- The Washington Times - Tuesday, November 3, 2015

A group of anti-Assad rebels in Syria this week paraded kidnapped pro-Assad men and women in cages outside Damascus, using them as human shields against Russian airstrikes.

Local activists said as many as 500 men and women from Syrian President Bashar Assad’s Alawite kin have been put in cages by members of the Army of Islam rebel group, The Daily Mail reported.

The cages have been mounted on the back of flatbed trucks and placed on rooftops to deter Russian jets from launching more airstrikes in the city of Douma, which has been pulverized by daily attacks.
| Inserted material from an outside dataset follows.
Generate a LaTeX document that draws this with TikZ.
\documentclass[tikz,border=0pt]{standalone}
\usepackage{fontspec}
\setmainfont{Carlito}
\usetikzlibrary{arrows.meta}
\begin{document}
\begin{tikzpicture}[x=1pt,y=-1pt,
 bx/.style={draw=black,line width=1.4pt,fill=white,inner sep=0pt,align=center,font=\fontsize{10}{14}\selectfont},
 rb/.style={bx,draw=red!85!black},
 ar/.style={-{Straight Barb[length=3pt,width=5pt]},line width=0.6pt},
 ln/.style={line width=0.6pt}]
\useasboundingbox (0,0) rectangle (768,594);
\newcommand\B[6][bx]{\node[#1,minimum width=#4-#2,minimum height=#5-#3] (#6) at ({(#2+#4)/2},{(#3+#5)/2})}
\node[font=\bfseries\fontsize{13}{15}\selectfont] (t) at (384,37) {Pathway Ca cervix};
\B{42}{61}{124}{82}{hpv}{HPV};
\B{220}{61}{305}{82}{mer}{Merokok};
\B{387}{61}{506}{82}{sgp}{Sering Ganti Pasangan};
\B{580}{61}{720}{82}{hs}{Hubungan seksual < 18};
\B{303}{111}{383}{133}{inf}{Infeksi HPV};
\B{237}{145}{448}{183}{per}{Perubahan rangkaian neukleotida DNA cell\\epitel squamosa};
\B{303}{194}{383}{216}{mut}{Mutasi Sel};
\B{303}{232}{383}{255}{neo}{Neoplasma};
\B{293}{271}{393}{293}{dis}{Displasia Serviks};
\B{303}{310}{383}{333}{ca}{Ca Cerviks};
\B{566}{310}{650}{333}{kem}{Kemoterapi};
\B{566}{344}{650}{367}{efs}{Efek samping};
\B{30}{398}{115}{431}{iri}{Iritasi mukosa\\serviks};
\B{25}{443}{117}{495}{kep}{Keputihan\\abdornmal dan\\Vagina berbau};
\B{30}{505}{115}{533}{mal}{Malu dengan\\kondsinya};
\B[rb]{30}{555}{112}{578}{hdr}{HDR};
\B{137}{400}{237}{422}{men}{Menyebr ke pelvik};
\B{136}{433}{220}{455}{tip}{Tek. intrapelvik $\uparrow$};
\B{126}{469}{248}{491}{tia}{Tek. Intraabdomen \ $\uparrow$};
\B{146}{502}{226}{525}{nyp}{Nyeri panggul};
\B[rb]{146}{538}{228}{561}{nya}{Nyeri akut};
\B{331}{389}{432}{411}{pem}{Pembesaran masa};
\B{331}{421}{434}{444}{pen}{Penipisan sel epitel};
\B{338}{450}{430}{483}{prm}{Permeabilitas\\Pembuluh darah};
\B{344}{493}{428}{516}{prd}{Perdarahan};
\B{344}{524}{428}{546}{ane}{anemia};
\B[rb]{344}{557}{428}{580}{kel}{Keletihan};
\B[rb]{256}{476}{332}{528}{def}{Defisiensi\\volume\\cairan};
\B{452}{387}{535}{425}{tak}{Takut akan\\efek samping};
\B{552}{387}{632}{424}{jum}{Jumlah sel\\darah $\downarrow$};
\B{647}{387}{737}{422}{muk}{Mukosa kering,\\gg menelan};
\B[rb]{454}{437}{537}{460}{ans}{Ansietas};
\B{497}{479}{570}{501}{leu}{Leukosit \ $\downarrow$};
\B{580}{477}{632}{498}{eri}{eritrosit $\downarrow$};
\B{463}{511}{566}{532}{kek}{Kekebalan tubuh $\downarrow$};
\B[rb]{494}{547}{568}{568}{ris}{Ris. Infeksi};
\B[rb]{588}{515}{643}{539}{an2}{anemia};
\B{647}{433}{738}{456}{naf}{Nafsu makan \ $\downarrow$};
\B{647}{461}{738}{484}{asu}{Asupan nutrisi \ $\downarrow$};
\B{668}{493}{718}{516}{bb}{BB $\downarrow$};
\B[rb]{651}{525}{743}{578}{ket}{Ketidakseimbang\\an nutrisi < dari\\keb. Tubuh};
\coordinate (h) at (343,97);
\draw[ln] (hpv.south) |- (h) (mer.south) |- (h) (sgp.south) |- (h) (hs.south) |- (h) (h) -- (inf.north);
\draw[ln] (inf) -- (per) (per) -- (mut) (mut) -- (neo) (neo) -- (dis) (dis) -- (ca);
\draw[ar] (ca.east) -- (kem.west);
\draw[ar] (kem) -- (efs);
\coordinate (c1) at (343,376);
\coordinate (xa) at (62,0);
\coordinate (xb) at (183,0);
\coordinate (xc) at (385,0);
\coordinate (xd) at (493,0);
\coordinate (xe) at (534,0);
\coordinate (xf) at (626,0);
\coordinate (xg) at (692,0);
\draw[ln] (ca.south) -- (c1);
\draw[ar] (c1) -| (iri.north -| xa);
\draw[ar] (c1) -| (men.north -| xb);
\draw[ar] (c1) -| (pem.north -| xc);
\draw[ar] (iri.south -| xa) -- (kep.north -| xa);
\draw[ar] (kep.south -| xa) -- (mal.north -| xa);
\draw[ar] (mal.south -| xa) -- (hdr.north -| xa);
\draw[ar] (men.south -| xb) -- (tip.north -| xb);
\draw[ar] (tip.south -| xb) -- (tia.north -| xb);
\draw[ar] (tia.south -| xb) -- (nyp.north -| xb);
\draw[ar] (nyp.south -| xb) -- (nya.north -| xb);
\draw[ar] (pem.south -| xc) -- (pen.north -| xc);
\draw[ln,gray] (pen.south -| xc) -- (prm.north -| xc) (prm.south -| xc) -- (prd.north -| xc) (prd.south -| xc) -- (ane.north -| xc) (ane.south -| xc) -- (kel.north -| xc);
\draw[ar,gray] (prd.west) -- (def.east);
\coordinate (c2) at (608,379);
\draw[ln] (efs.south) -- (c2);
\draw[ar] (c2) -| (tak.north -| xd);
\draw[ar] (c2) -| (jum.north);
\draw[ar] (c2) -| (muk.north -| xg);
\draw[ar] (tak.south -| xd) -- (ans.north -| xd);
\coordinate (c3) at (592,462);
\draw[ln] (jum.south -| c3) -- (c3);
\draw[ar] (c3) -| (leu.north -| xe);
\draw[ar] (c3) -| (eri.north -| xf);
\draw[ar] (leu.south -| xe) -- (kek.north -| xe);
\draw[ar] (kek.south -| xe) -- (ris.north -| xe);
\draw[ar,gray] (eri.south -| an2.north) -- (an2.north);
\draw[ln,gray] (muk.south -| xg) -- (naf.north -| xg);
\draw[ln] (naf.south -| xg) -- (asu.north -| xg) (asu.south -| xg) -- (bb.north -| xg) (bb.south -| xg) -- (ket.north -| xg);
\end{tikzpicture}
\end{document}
Video of the rebel group posted on social media shows the fighters driving at least 100 cages around residential areas on pickup trucks to pressure the government to call off Russian airstrikes, according to the anti-government Shaam news agency.

The terrified captives are shown begging for their release and for the Russian airstrikes to cease.

One woman, Mervat Ali, from Qardaha, can be heard saying: “We wish that the Russian warplanes never shell civilians again,” The Daily Mail reported.

Baraa Abdulrahman, a media activist close to the Army of Islam, the dominant rebel group in the region, told The New York Times that the prisoners were captured army officers from President Bashar al-Assad’s Alawite sect and their families.

Human Rights Watch condemned the latest action by rebels on the ground, alleging that similar caging tactics were used in the Shia village of Fue, in the north of the country, last month.

Middle East director Nadim Houry told British news agency The Times, “Two wrongs do not make a right.”

“You can’t protect civilians by endangering other civilians,” he added, calling for action from international actors.

The Army of Islam received financial backing from Saudi Arabia.

Doctors Without Borders (MSF), which runs clinics in the area, reported that at least 70 people died and 550 others were injured in an air strike last week.

Russia began its airstrike campaign in Syria in late September. The Kremlin initially claimed it was focused on hitting Islamic State targets but later admitted it was also targeting anti-Assad rebels.